The agent registration expires every three years and must be renewed, which is an easy detail to overlook. Letting it lapse means losing safe harbor protection entirely until you re-register. For any operation that hosts comments, user submissions, or community content, maintaining DMCA compliance is not optional. It is the difference between a manageable takedown process and open-ended copyright liability for everything your users post.
Confidential sources are the lifeblood of investigative editorial work, and shield laws provide legal protection for journalists who refuse to reveal those sources in court proceedings. As of 2025, 41 states have enacted shield law statutes that protect reporters from being compelled to disclose confidential sources or unpublished information like notes and interview recordings in criminal or civil cases.
The strength of these protections varies considerably. Some states offer an absolute privilege for confidential source identities while providing only qualified protection for unpublished materials. Others apply a multi-part legal test that balances the journalist’s interest in source protection against the party’s need for the information. Many states define “journalist” narrowly, which can create complications for freelancers, bloggers, and independent digital publishers who may not fit neatly into the traditional definition.

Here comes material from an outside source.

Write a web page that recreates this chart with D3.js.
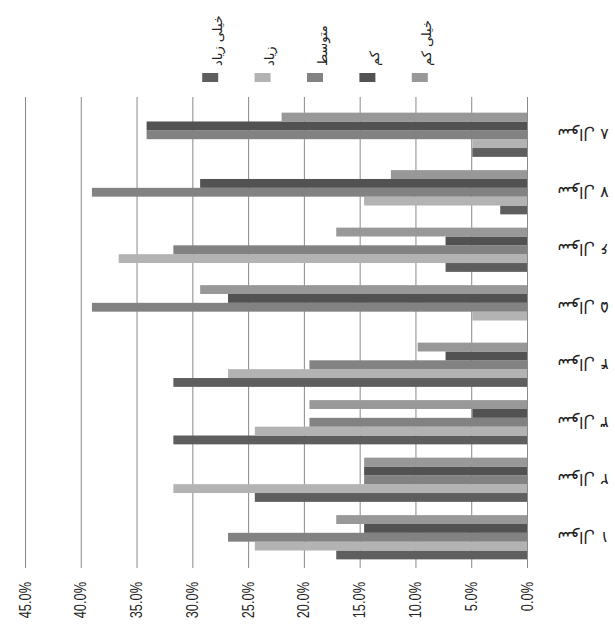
<!DOCTYPE html>
<meta charset="utf-8">
<head>
<script src="https://d3js.org/d3.v7.min.js"></script>
<style>
body { margin: 0; background: #fff; }
</style>
</head>
<body>

<div id="container"></div>

<script>

// chart is drawn turned on its side, like the scanned original
var categories = ["سوال ۱", "سوال ۲", "سوال ۳", "سوال ۴", "سوال ۵", "سوال ۶", "سوال ۷", "سوال ۸"];
var series = ["خیلی زیاد", "زیاد", "متوسط", "کم", "خیلی کم"];
var colors = ["#5e5e5e", "#b3b3b3", "#828282", "#525252", "#989898"];

// percent of answers, one array per series, in category order
var veryHigh = [17.1, 24.4, 31.7, 31.7, 0.0, 7.3, 2.4, 4.9];
var high     = [24.4, 31.7, 24.4, 26.8, 4.9, 36.6, 14.6, 4.9];
var medium   = [26.8, 14.6, 19.5, 19.5, 39.0, 31.7, 39.0, 34.1];
var low      = [14.6, 14.6, 4.9, 7.3, 26.8, 7.3, 29.3, 34.1];
var veryLow  = [17.1, 14.6, 19.5, 9.8, 29.3, 17.1, 12.2, 22.0];
var values = [veryHigh, high, medium, low, veryLow];

var tickValues = [0, 5, 10, 15, 20, 25, 30, 35, 40, 45];

var width = 615, height = 624;

var svg = d3.select('#container')
  .append('svg')
  .attr('width', width)
  .attr('height', height);

var x = d3.scaleLinear().domain([0, 45]).range([527, 25]);

var y = d3.scaleBand()
  .domain(categories.slice().reverse())
  .range([106, 566])
  .paddingInner(0.3/1.3)
  .paddingOuter(0.15/1.3);

var inner = d3.scaleBand()
  .domain(series.slice().reverse())
  .range([0, y.bandwidth()]);

// grid lines
svg.append('g')
  .selectAll('line')
  .data(tickValues)
  .enter().append('line')
  .attr('x1', d => x(d) + 0.5)
  .attr('x2', d => x(d) + 0.5)
  .attr('y1', 97)
  .attr('y2', 568)
  .attr('stroke', '#8a8a8a')
  .attr('stroke-width', 1);

// bars
var rows = [];
categories.forEach(function(c, i) {
    series.forEach(function(s, j) {
        rows.push({cat: c, ser: s, val: values[j][i], col: colors[j]});
    });
});

svg.append('g')
  .selectAll('rect')
  .data(rows)
  .enter().append('rect')
  .attr('x', d => x(d.val))
  .attr('y', d => y(d.cat) + inner(d.ser))
  .attr('width', d => x(0) - x(d.val))
  .attr('height', inner.bandwidth())
  .attr('fill', d => d.col);

// value labels (rotated, squeezed like the narrow font of the original)
svg.append('g')
  .selectAll('text')
  .data(tickValues)
  .enter().append('text')
  .attr('transform', d => 'translate(' + x(d) + ',582) rotate(-90) scale(0.8,1)')
  .attr('text-anchor', 'end')
  .attr('dy', '0.35em')
  .style('font-family', '"Liberation Sans", sans-serif')
  .style('font-size', '16px')
  .attr('fill', '#222')
  .text(d => d3.format('.1f')(d) + '%');

// category labels (upside down)
svg.append('g')
  .selectAll('text')
  .data(categories)
  .enter().append('text')
  .attr('transform', d => 'translate(583,' + (y(d) + y.bandwidth()/2) + ') rotate(180)')
  .attr('text-anchor', 'middle')
  .attr('dy', '0.35em')
  .style('font-family', '"DejaVu Sans", sans-serif')
  .style('font-size', '16px')
  .attr('fill', '#222')
  .text(d => d);

// legend
var legendX = d3.scaleBand().domain(series).range([184, 446]);

var leg = svg.append('g')
  .selectAll('g')
  .data(series)
  .enter().append('g');

leg.append('rect')
  .attr('x', d => legendX(d) + legendX.bandwidth()/2 - 8)
  .attr('y', 73)
  .attr('width', 16)
  .attr('height', 9)
  .attr('fill', (d, i) => colors[i]);

leg.append('text')
  .attr('text-anchor', 'middle')
  .attr('dy', '0.35em')
  .style('font-family', '"DejaVu Sans", sans-serif')
  .style('font-size', '13px')
  .attr('fill', '#222')
  .text(d => d)
  .attr('transform', function(d) {
      var len = this.getComputedTextLength();
      return 'translate(' + (legendX(d) + legendX.bandwidth()/2 + 7) + ',' + (66 - len/2) + ') rotate(-90)';
  });

</script>

</body>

There is currently no federal shield law in effect, though the PRESS Act has been introduced in Congress multiple times. Federal courts recognize a qualified reporter’s privilege under common law in most circuits, but the scope and strength of that protection depend on which circuit you are in. If your editorial work involves confidential sources, understanding the specific protections available in your jurisdiction is essential, because the consequences of getting it wrong can include contempt-of-court sanctions.
The legal and ethical frameworks discussed above set the floor for editorial conduct, but most media organizations build well above that floor through internal policies. Style guides standardize language and tone across all published material, creating a consistent voice that readers learn to trust. Mission statements define the organization’s editorial identity and help individual editors make quick decisions that align with the publication’s goals when there is no time for committee deliberation.
These internal documents serve a dual function. Day to day, they translate abstract ethical principles into concrete, actionable rules: how to handle anonymous sources, when to seek legal review before publication, what disclosures are required for sponsored content, how corrections should be formatted and placed. In litigation, they become evidence of whether the organization acted reasonably. An editor who followed a well-documented internal review process is in a far stronger position to defend against a negligence claim than one who operated on instinct alone.
The best institutional policies evolve. They incorporate lessons from legal disputes, adapt to new platform requirements, and reflect changes in audience expectations. A policy document that has not been updated since before your organization started publishing on social media is not doing its job. Regular review of internal standards against the current legal and ethical landscape is one of the least glamorous but most valuable forms of editorial risk management.